Comme les pays en développement, dit l’éditorial, ils devaient se remettre en question avec humilité et cesser de considérer que les relations internationales et les échanges entre cultures différentes étaient un jeu à somme nulle.

*

La question qui dépasse le cadre de cette note, mérite d’être posée en dehors de toute certitude idéologique. Elle renvoie en effet à la thèse de Francis Fukuyama écrite après la chute de l’URSS « La fin de l’histoire et le Dernier Homme » (Flammarion 1992). Aujourd’hui force est de constater que l’euphorie des pays démocratiques, sûrs de leur succès, qui avait accompagné la sortie du livre, a disparu. S’il est vrai que depuis 1990, le monde et les rapports internationaux ont changé, voilà que sa complexité tragique refait surface.

Même aux États-Unis, creuset emblématique des démocraties de la planète, surgissent des fractures contredisant à la fois l’apaisement et la supériorité du modèle supposé indépassable de Fukuyama.

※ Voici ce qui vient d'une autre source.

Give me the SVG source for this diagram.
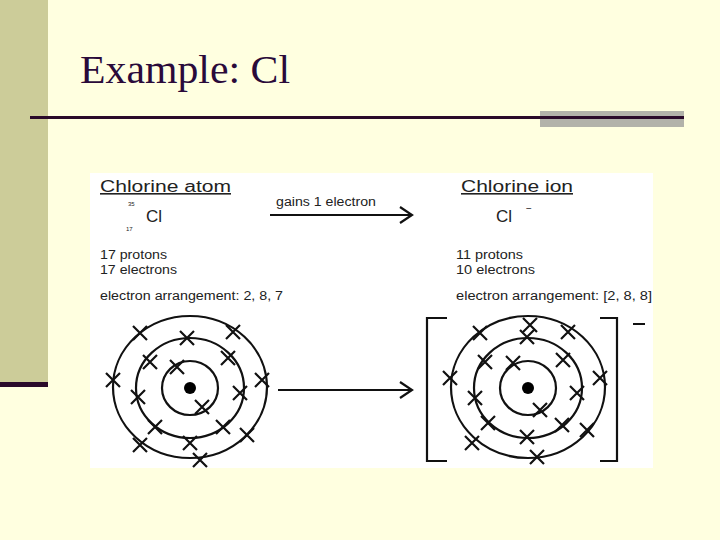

Pour le régime chinois, férocement opposé aux libertés démocratiques, les troubles en Amérique sont, c’est le moins qu’on puisse dire, une aubaine. Elle permet de tenir distance l’idée d’une marche inéluctable du monde vers un système politique unifié dévalorisant le système chinois. Pour un régime qui déjà se projette en 2049, la perspective est salutaire.

Enfin, on ne peut pas exclure qu’à l’avenir, les régimes autoritaires à la chinoise pourraient devenir des nécessités pour réagir aux grands défis essentiels - par exemple ceux écologiques de préservation de la planète - que les régimes libéraux trop désordonnés seraient incapables de prendre en compte efficacement.

La réflexion conduit à la prise de conscience d’une exigence. Pour éviter de sombrer dans la caricature d’elles-mêmes, inefficace et porteuse de chaos, les démocraties doivent se réformer. Sur ce point au moins, les penseurs chinois qui portent une idée de performance pratique,ont raison.